Thermoforming is a manufacturing technique that involves heating a plastic sheet until it becomes pliable, forming it into a specific shape using a mold, and then trimming away the excess material. This process is widely used across various industries, creating items from simple containers to complex structural components. Thin gauge thermoforming represents the high-speed, high-volume segment of this technology, engineered to rapidly produce millions of units for packaging and single-use applications. This method uses continuous rolls of film and an automated, in-line production system, making it highly efficient for manufacturing lightweight, disposable goods.
What Makes a Product Thin Gauge?
The defining characteristic of thin gauge forming is the thickness of the plastic sheet employed, which is typically specified as less than 0.060 inches (approximately 1.5 millimeters). This material is substantially thinner than that used in heavy gauge thermoforming. The thin nature of the material dictates a specialized, highly automated, and continuous roll-fed system, rather than the pre-cut sheets used for thicker parts.
This process is ideal for low-cost, high-volume items because the thin material is pliable and forms quickly into the shallow, simple geometries found in packaging applications. This thinness mandates that the production be highly automated and continuous, moving the material through the entire process without manual handling.
Understanding the Production Process
Thin gauge forming is defined by its continuous, roll-fed operation, where the plastic sheet is drawn from a large roll and fed into the machine line.

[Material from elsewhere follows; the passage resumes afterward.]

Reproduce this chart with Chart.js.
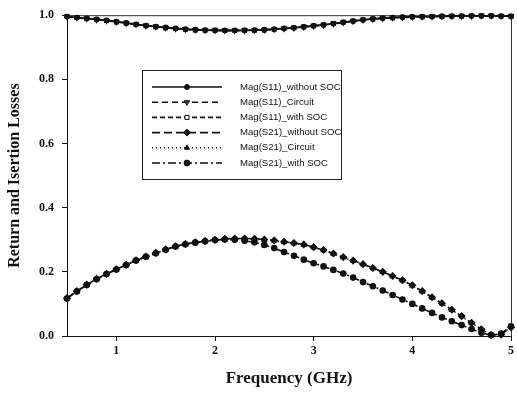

The process begins at the heating station, where powerful radiant heaters raise the temperature of the plastic film to its specific forming temperature, making it malleable. Uniform heat distribution is monitored to ensure the material stretches evenly.
The heated sheet then indexes into the form station, where a mold closes against the sheet. To achieve precise wall thickness and detail, a plug assist often pushes the plastic into the mold cavity before vacuum or air pressure is applied. Vacuum pressure draws the plastic tightly against the mold surface to capture fine textures, while air pressure helps push the material into recesses for sharper definition. After forming, the part is quickly cooled, often through contact with a chilled mold, to solidify the plastic and lock in the shape. The final step is in-line trimming, where a high-precision die cuts the finished parts from the continuous web of material.

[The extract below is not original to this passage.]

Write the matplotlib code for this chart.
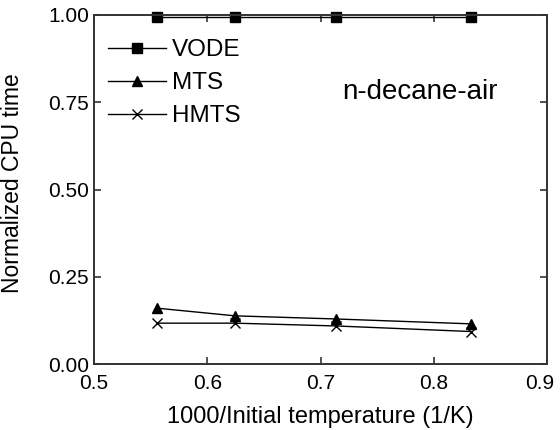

Common Products Made by Thin Gauge Forming
The products created by this high-speed manufacturing technique are primarily focused on consumer packaging and food service. Visible applications include disposable beverage cups and accompanying lids, which are mass-produced with high clarity and stackability. Food packaging represents a large segment, encompassing deli trays, bakery containers, and multi-cavity trays used for items like cookies or chocolates.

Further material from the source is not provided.